The Yankees Will Miss the Playoffs
The Bronx Bombers have recently made headlines for the opposite of what I and almost any other baseball fan would expect; having the worst record in the AL at 5-10 as of 4/19. This abysmal start can be chalked up to a lot of things, but I’m putting the blame on everyone except Gerrit Cole and the majority of the bullpen. The only player on the roster with a batting average above .300 is the backup catcher, Kyle Higashioka. While Lemahieu and Judge haven’t been awful, neither of them are playing up to their capabilities yet. Torres, Stanton, Hicks and Frazier are all hitting below the Mendoza line. Brett Gardner has been getting most of the starts in LF recently. The offense is so bad that it pushed Jay Bruce into retirement.
On the other side of the ball, the starting pitching outside Cole has been abysmal.

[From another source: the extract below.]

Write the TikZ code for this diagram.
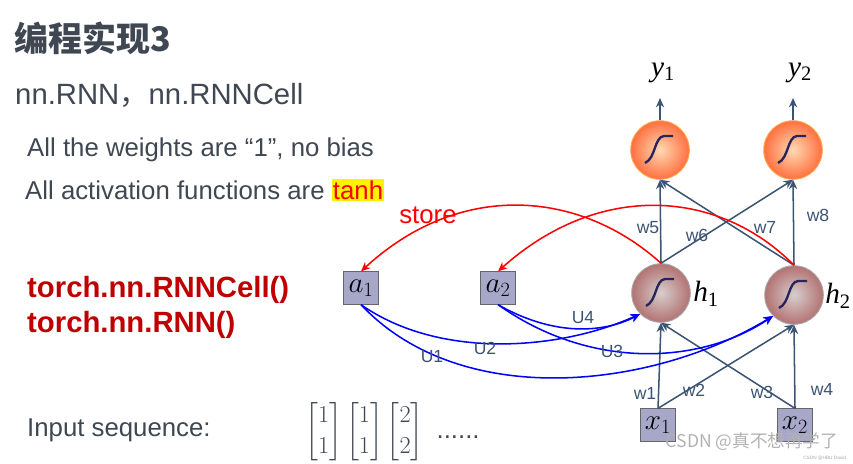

Jordan Montgomery had one good start, but recently has run his ERA all the way up to 4.24, which is amazing when you compare it to Kluber’s of 6.10, Taillon at 7.56 and German at 9.00. The only way the Yanks have managed to pull 5 wins out of their asses has been the performance of the bullpen. Michael King, Chapman, Green, Jonathan Loaisiga, Luis Cessa and O’Day all have sub 2.00 ERA’s and Justin Wilson is just behind them at the 2.25 mark. Nearly every part of this team has been awful.
I’m most surprised that the 5-10 record isn’t even due to injuries, as none of the regular starters have missed more than 2 games yet. If that can be sustained, the Yanks will figure out how to get into the playoffs in the remaining 90% of the season. I think the starting pitching can be figured out eventually, whether or not that means giving guys like Deivi Garcia, Clarke Schmidt and Michael King opportunities in that department, something needs to be done with the pitching.
My Take: Won’t Hit: The Yankees always find a way to make things work, and I don’t expect 2021 to be any different. I don’t think they’ll reach the 100-win mark as many people, myself included, expected, but they will make the playoffs. That’s a fact.